→ **EXERCISE DESCRIPTION**
Quote only the span from the first line of the entries to the line containing "fig.savefig('out.png', dpi=100)", both ends kept. Leave every picture out.

[START EXCERPTED DATA]

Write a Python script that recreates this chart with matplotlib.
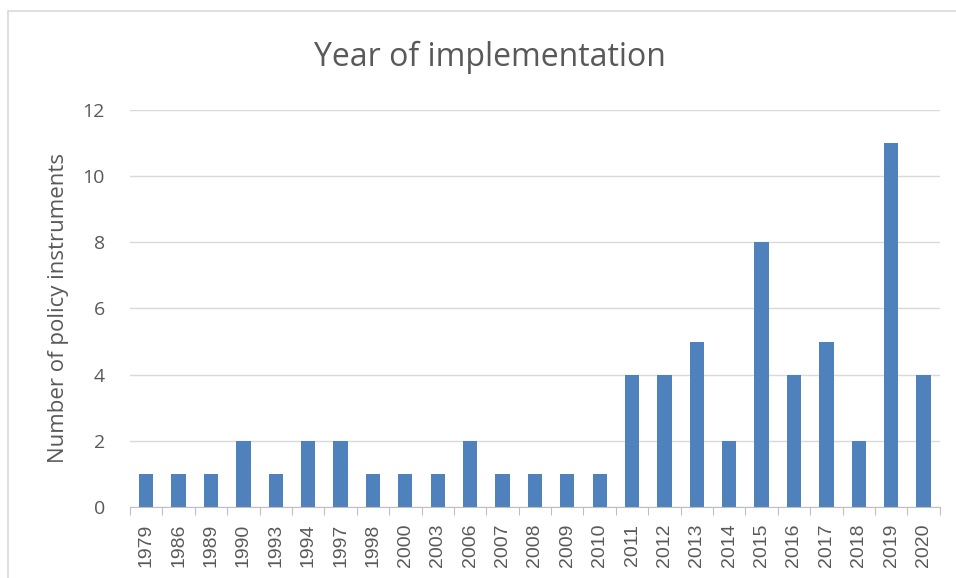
import matplotlib.pyplot as plt
from matplotlib.patches import Rectangle

years = ['1979', '1986', '1989', '1990', '1993', '1994', '1997', '1998', '2000', '2003',
         '2006', '2007', '2008', '2009', '2010', '2011', '2012', '2013', '2014', '2015',
         '2016', '2017', '2018', '2019', '2020']
counts = [1, 1, 1, 2, 1, 2, 2, 1, 1, 1,
          2, 1, 1, 1, 1, 4, 4, 5, 2, 8,
          4, 5, 2, 11, 4]

fig = plt.figure(figsize=(9.56, 5.78), dpi=100)
ax = fig.add_axes([0.136, 0.1228, 0.847, 0.687])

x = list(range(len(years)))
ax.bar(x, counts, width=0.44, color='#4F81BD', zorder=3)

ax.set_xlim(-0.5, len(years) - 0.5)
ax.set_ylim(0, 12)
ax.set_yticks(range(0, 13, 2))
ax.yaxis.grid(True, color='#D9D9D9', linewidth=1)
ax.set_axisbelow(True)

for s in ['top', 'right', 'left']:
    ax.spines[s].set_visible(False)
ax.spines['bottom'].set_color('#BFBFBF')
ax.spines['bottom'].set_zorder(4)

ax.set_xticks([i - 0.5 for i in range(len(years) + 1)], minor=False)
ax.set_xticklabels([])
ax.set_xticks(x, minor=True)
ax.set_xticklabels(years, minor=True, rotation=90, fontsize=14, color='#595959',
                   family='Liberation Sans')
ax.tick_params(axis='x', which='major', length=6, color='#BFBFBF')
ax.tick_params(axis='x', which='minor', length=0, pad=12)
ax.tick_params(axis='y', length=0, labelsize=14, labelcolor='#595959', pad=18)
for t in ax.get_yticklabels():
    t.set_family('Open Sans')

ax.set_ylabel('Number of policy instruments', fontsize=16, color='#595959',
              family='Open Sans', labelpad=10)
fig.text(0.512, 0.9, 'Year of implementation', ha='center', va='center',
         fontsize=23, color='#595959', family='Open Sans')

# рамка области диаграммы
fig.patches.append(Rectangle((0.008, -0.1), 1.1, 1.081, transform=fig.transFigure,
                             fill=False, edgecolor='#D9D9D9', linewidth=1.2))

fig.savefig('out.png', dpi=100)
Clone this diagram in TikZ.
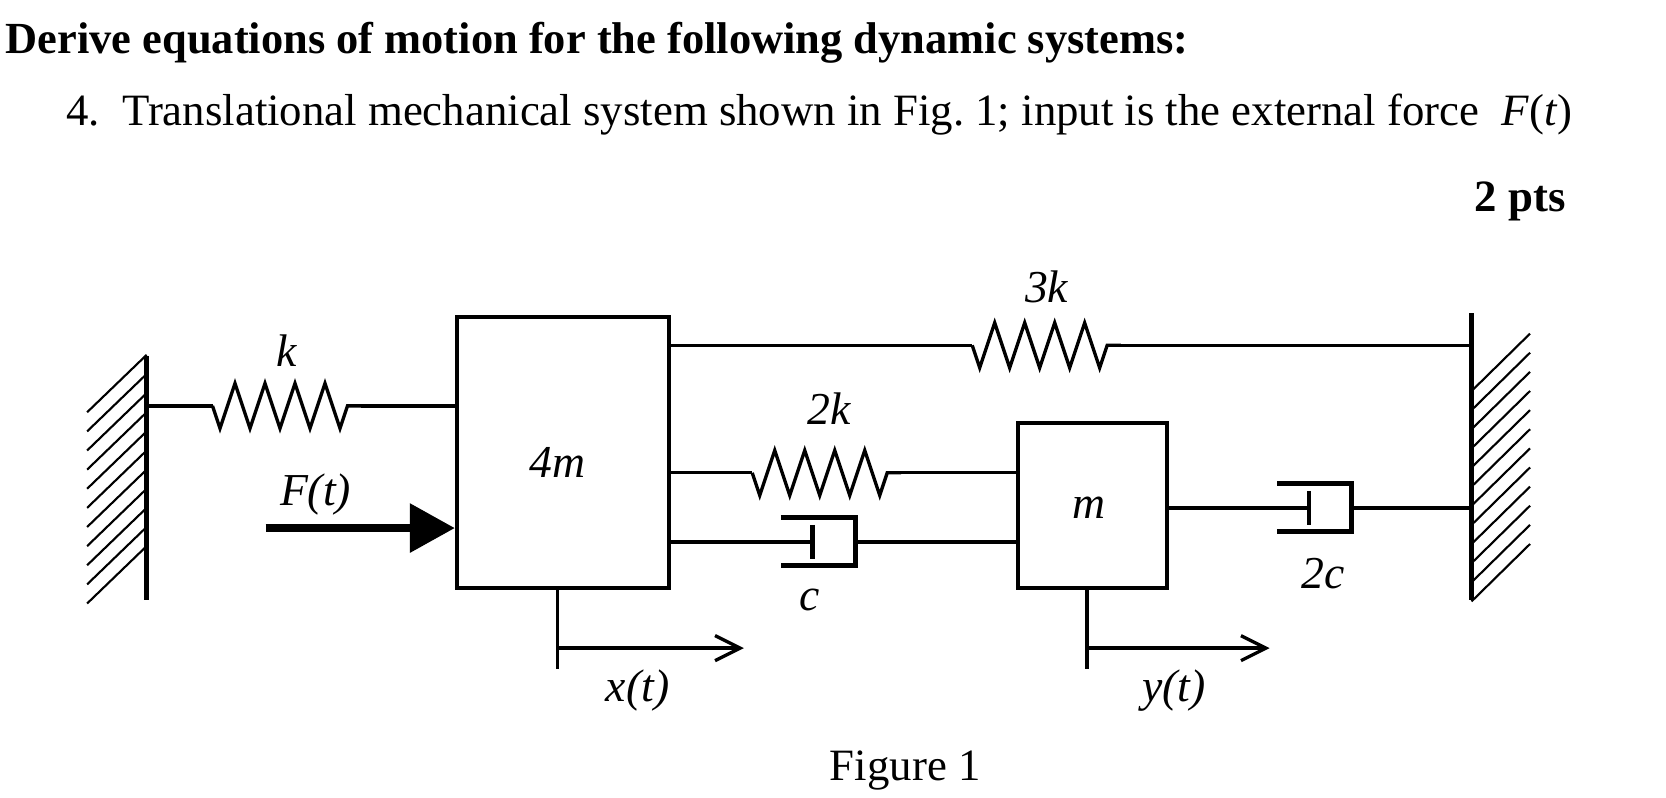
\documentclass[tikz,border=0pt]{standalone}
\usepackage{fontspec}
\setmainfont{Liberation Serif}
\usetikzlibrary{arrows.meta,decorations.pathmorphing}

\tikzset{
  lbl/.style={font=\fontsize{26}{30}\selectfont\itshape},
  mass/.style={draw,line width=2.3pt,inner sep=0pt},
  link/.style={line width=1.9pt},
  spring/.style={link,decorate,decoration={zigzag,mirror,amplitude=0.45cm,segment length=0.6cm}},
  hatch/.style={line width=1.2pt}
}

\begin{document}
\begin{tikzpicture}[x=0.02125cm,y=-0.02125cm]
  \useasboundingbox (0,0) rectangle (1568,751);

% texts
\node[anchor=west,inner sep=0pt,font=\fontsize{25.3}{30}\selectfont\bfseries] (title) at (5,40) {Derive equations of motion for the following dynamic systems:};
\node[anchor=west,inner sep=0pt,font=\fontsize{25.5}{30}\selectfont] (task) at (62,108) {4.\ \ Translational mechanical system shown in Fig.~1; input is the external force \ \textit{F}(\textit{t})};
\node[anchor=east,inner sep=0pt,font=\fontsize{25.5}{30}\selectfont\bfseries] (pts) at (1474,190) {2 pts};
\node[font=\fontsize{25.5}{30}\selectfont] (fig) at (852,725) {Figure 1};

% walls
\coordinate (lwT) at (138,335); \coordinate (lwB) at (138,565);
\coordinate (rwT) at (1385,295); \coordinate (rwB) at (1385,565);
\draw[line width=2.6pt] (lwT) -- (lwB);
\draw[line width=2.6pt] (rwT) -- (rwB);
\foreach \y in {340,358,...,520}
  \draw[hatch] (82,\y+48) -- (138,\y-6);
\foreach \y in {320,338,...,520}
  \draw[hatch] (1385,\y+48) -- (1440,\y-6);

% masses
\node[mass,minimum width=200*0.02125cm,minimum height=255*0.02125cm] (M4) at (530,425.5) {};
\node[mass,minimum width=140*0.02125cm,minimum height=155*0.02125cm] (M1) at (1028,475.5) {};
\node[lbl] at (525,435) {4m};
\node[lbl] at (1025,478) {m};

% spring k
\coordinate (k1) at (138,382); \coordinate (k2) at (200,382);
\coordinate (k3) at (340,382); \coordinate (k4) at (430,382);
\draw[link] (k1) -- (k2) (k3) -- (k4);
\draw[spring] (k2) -- (k3);
\node[lbl] at (270,330) {k};

% spring 3k
\coordinate (t1) at (630,325); \coordinate (t2) at (915,325);
\coordinate (t3) at (1055,325); \coordinate (t4) at (1385,325);
\draw[link] (t1) -- (t2) (t3) -- (t4);
\draw[spring] (t2) -- (t3);
\node[lbl] at (985,270) {3k};

% spring 2k
\coordinate (s1) at (630,445); \coordinate (s2) at (708,445);
\coordinate (s3) at (848,445); \coordinate (s4) at (958,445);
\draw[link] (s1) -- (s2) (s3) -- (s4);
\draw[spring] (s2) -- (s3);
\node[lbl] at (780,385) {2k};

% damper c
\coordinate (c1) at (630,510); \coordinate (c2) at (765,510);
\coordinate (c3) at (805,510); \coordinate (c4) at (958,510);
\draw[link] (c1) -- (c2) (c3) -- (c4);
\draw[line width=2.8pt] (765,494) -- (765,526);
\draw[line width=2.8pt] (735,487) -- (805,487) -- (805,532) -- (735,532);
\node[lbl] at (762,565) {c};

% damper 2c
\coordinate (d1) at (1098,478); \coordinate (d2) at (1232,478);
\coordinate (d3) at (1272,478); \coordinate (d4) at (1385,478);
\draw[link] (d1) -- (d2) (d3) -- (d4);
\draw[line width=2.8pt] (1232,462) -- (1232,494);
\draw[line width=2.8pt] (1202,455) -- (1272,455) -- (1272,500) -- (1202,500);
\node[lbl] at (1245,540) {2c};

% force
\coordinate (f1) at (250,497);
\draw[line width=4.5pt,-{Triangle[length=0.9cm,width=0.95cm]}] (f1) -- (M4.west |- f1);
\node[lbl] at (297,465) {F(t)};

% displacements
\coordinate (x0) at (525,553); \coordinate (x1) at (525,630);
\coordinate (x2) at (525,610); \coordinate (x3) at (700,610);
\draw[link] (x0) -- (x1);
\draw[link,-{Straight Barb[length=0.5cm,width=0.5cm]}] (x2) -- (x3);
\node[lbl] at (600,650) {x(t)};
\coordinate (y0) at (1023,553); \coordinate (y1) at (1023,630);
\coordinate (y2) at (1023,610); \coordinate (y3) at (1195,610);
\draw[link] (y0) -- (y1);
\draw[link,-{Straight Barb[length=0.5cm,width=0.5cm]}] (y2) -- (y3);
\node[lbl] at (1105,650) {y(t)};
\end{tikzpicture}
\end{document}
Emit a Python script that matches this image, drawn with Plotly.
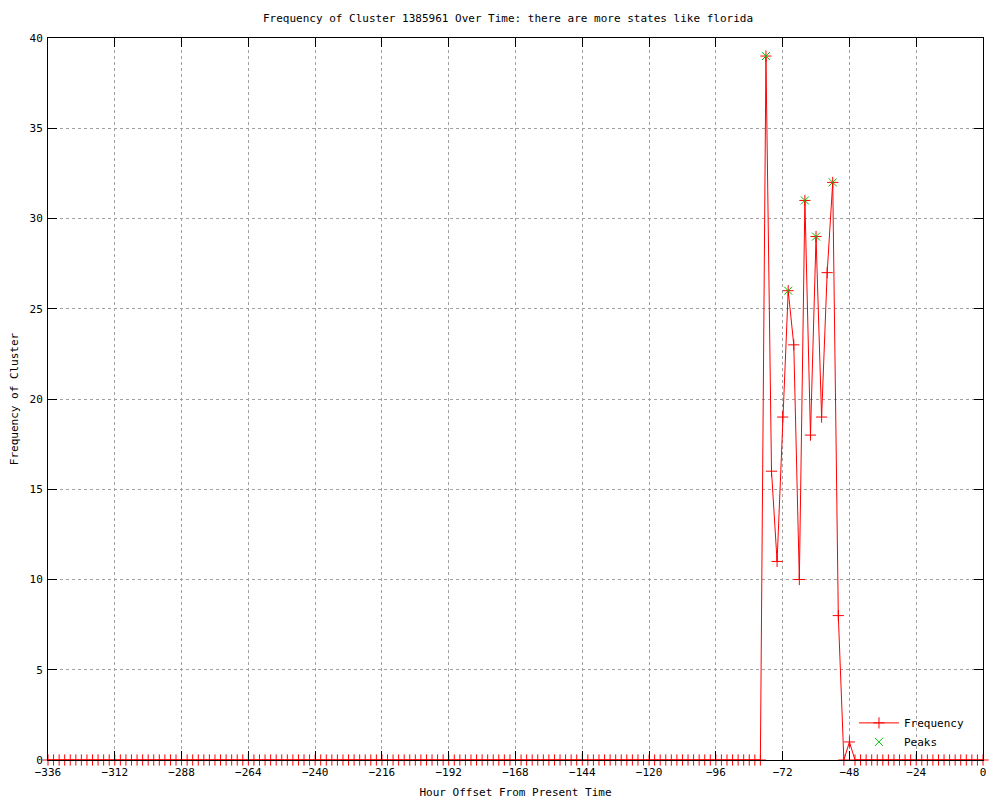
import plotly.graph_objects as go

hours = list(range(-336, 1, 2))
nonzero = {-78: 39, -76: 16, -74: 11, -72: 19, -70: 26, -68: 23, -66: 10,
           -64: 31, -62: 18, -60: 29, -58: 19, -56: 27, -54: 32, -52: 8,
           -50: 0, -48: 1}
freq = [nonzero.get(h, 0) for h in hours]

peak_hours = [-78, -70, -64, -60, -54]
peak_values = [39, 26, 31, 29, 32]

x_ticks = list(range(-336, 1, 24))
y_ticks = list(range(0, 41, 5))

font = dict(family="DejaVu Sans Mono, monospace", size=11, color="black")

fig = go.Figure()
fig.add_trace(go.Scatter(
    x=hours, y=freq, mode="lines+markers", name="Frequency",
    line=dict(color="red", width=1),
    marker=dict(symbol="cross-thin-open", size=8, color="red",
                line=dict(color="red", width=1)),
    cliponaxis=False))
fig.add_trace(go.Scatter(
    x=peak_hours, y=peak_values, mode="markers", name="Peaks",
    marker=dict(symbol="x-thin-open", size=8, color="#00c000",
                line=dict(color="#00c000", width=1)),
    cliponaxis=False))

axis_common = dict(showline=True, linecolor="black", linewidth=1, mirror="ticks",
                   ticks="inside", ticklen=9, tickcolor="black",
                   showgrid=True, gridcolor="#a0a0a0", griddash="dot", gridwidth=1,
                   zeroline=False, tickfont=font, automargin=False)

fig.update_layout(
    width=1000, height=800,
    paper_bgcolor="white", plot_bgcolor="white",
    margin=dict(l=40, r=25, t=30, b=48),
    font=font,
    title=dict(text="Frequency of Cluster 1385961 Over Time: there are more states like florida",
               x=0.5, xanchor="center", y=0.9875, yanchor="middle", font=font),
    xaxis=dict(range=[-336, 0], tickvals=x_ticks, ticklabelstandoff=2,
               title=dict(text="Hour Offset From Present Time", font=font, standoff=10),
               **axis_common),
    yaxis=dict(range=[0, 40], tickvals=y_ticks, ticklabelstandoff=2,
               title=dict(text="Frequency of Cluster", font=font, standoff=12),
               **axis_common),
    legend=dict(x=0.985, y=0.005, xanchor="right", yanchor="bottom",
                bgcolor="rgba(0,0,0,0)", font=font, itemwidth=40,
                tracegroupgap=0, traceorder="normal"),
    showlegend=True,
)

fig.write_html("out.html")
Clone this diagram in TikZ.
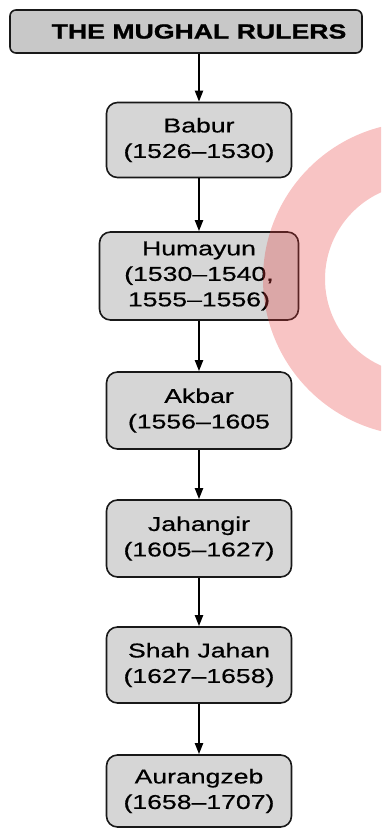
\documentclass[tikz,border=0pt]{standalone}
\usepackage{fontspec}
\setmainfont{Liberation Sans}
\newfontfamily\boxfont[FakeStretch=1.33,FakeBold=0.6]{Liberation Sans}
\newfontfamily\titlefont[FakeStretch=1.3,FakeBold=1.2]{Liberation Sans Bold}
\usetikzlibrary{arrows.meta}
\definecolor{boxgray}{RGB}{214,214,214}
\definecolor{titlegray}{RGB}{200,200,200}
\definecolor{ringpink}{RGB}{232,60,60}
\tikzset{
  ruler/.style={draw=black!90, line width=1.6bp, fill=boxgray, rounded corners=11bp,
    minimum width=185bp, minimum height=75bp, align=center, inner sep=0pt,
    font=\boxfont\fontsize{20bp}{25.5bp}\selectfont},
  titlebox/.style={draw=black!90, line width=1.6bp, fill=titlegray, rounded corners=6bp,
    minimum width=352bp, minimum height=43bp, inner sep=0pt,
    font=\titlefont\fontsize{20.5bp}{24bp}\selectfont},
  link/.style={line width=2bp, -{Triangle[length=11bp,width=8bp]}}
}
\begin{document}
\begin{tikzpicture}[x=1bp,y=-1bp]
\useasboundingbox (0,0) rectangle (381,829);
\node[titlebox] (title) at (186,31.5) {\hspace*{26bp}THE MUGHAL RULERS};
\node[ruler] (babur) at (199,140) {Babur\\(1526–1530)};
\node[ruler, minimum width=199bp, minimum height=88bp] (humayun) at (199,276) {Humayun\\(1530–1540,\\1555–1556)};
\node[ruler, minimum height=77bp] (akbar) at (199,410.5) {Akbar\\(1556–1605};
\node[ruler, minimum height=77bp] (jahangir) at (199,538.5) {Jahangir\\(1605–1627)};
\node[ruler, minimum height=76bp] (shahjahan) at (199,665) {Shah Jahan\\(1627–1658)};
\node[ruler, minimum height=72bp] (aurangzeb) at (199,791) {Aurangzeb\\(1658–1707)};
\draw[link] (title.south -| babur.north) -- (babur.north);
\draw[link] (babur.south) -- (humayun.north);
\draw[link] (humayun.south) -- (akbar.north);
\draw[link] (akbar.south) -- (jahangir.north);
\draw[link] (jahangir.south) -- (shahjahan.north);
\draw[link] (shahjahan.south) -- (aurangzeb.north);
% pink ring overlay
\begin{scope}
\clip (0,0) rectangle (381,829);
\fill[ringpink, fill opacity=0.3, even odd rule] (420,279) circle[radius=157] (420,279) circle[radius=95];
\end{scope}
\end{tikzpicture}
\end{document}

[END EXCERPTED DATA]

→ **TASK RESPONSE**
Write a Python script that recreates this chart with matplotlib.
import matplotlib.pyplot as plt
from matplotlib.patches import Rectangle

years = ['1979', '1986', '1989', '1990', '1993', '1994', '1997', '1998', '2000', '2003',
         '2006', '2007', '2008', '2009', '2010', '2011', '2012', '2013', '2014', '2015',
         '2016', '2017', '2018', '2019', '2020']
counts = [1, 1, 1, 2, 1, 2, 2, 1, 1, 1,
          2, 1, 1, 1, 1, 4, 4, 5, 2, 8,
          4, 5, 2, 11, 4]

fig = plt.figure(figsize=(9.56, 5.78), dpi=100)
ax = fig.add_axes([0.136, 0.1228, 0.847, 0.687])

x = list(range(len(years)))
ax.bar(x, counts, width=0.44, color='#4F81BD', zorder=3)

ax.set_xlim(-0.5, len(years) - 0.5)
ax.set_ylim(0, 12)
ax.set_yticks(range(0, 13, 2))
ax.yaxis.grid(True, color='#D9D9D9', linewidth=1)
ax.set_axisbelow(True)

for s in ['top', 'right', 'left']:
    ax.spines[s].set_visible(False)
ax.spines['bottom'].set_color('#BFBFBF')
ax.spines['bottom'].set_zorder(4)

ax.set_xticks([i - 0.5 for i in range(len(years) + 1)], minor=False)
ax.set_xticklabels([])
ax.set_xticks(x, minor=True)
ax.set_xticklabels(years, minor=True, rotation=90, fontsize=14, color='#595959',
                   family='Liberation Sans')
ax.tick_params(axis='x', which='major', length=6, color='#BFBFBF')
ax.tick_params(axis='x', which='minor', length=0, pad=12)
ax.tick_params(axis='y', length=0, labelsize=14, labelcolor='#595959', pad=18)
for t in ax.get_yticklabels():
    t.set_family('Open Sans')

ax.set_ylabel('Number of policy instruments', fontsize=16, color='#595959',
              family='Open Sans', labelpad=10)
fig.text(0.512, 0.9, 'Year of implementation', ha='center', va='center',
         fontsize=23, color='#595959', family='Open Sans')

# рамка области диаграммы
fig.patches.append(Rectangle((0.008, -0.1), 1.1, 1.081, transform=fig.transFigure,
                             fill=False, edgecolor='#D9D9D9', linewidth=1.2))

fig.savefig('out.png', dpi=100)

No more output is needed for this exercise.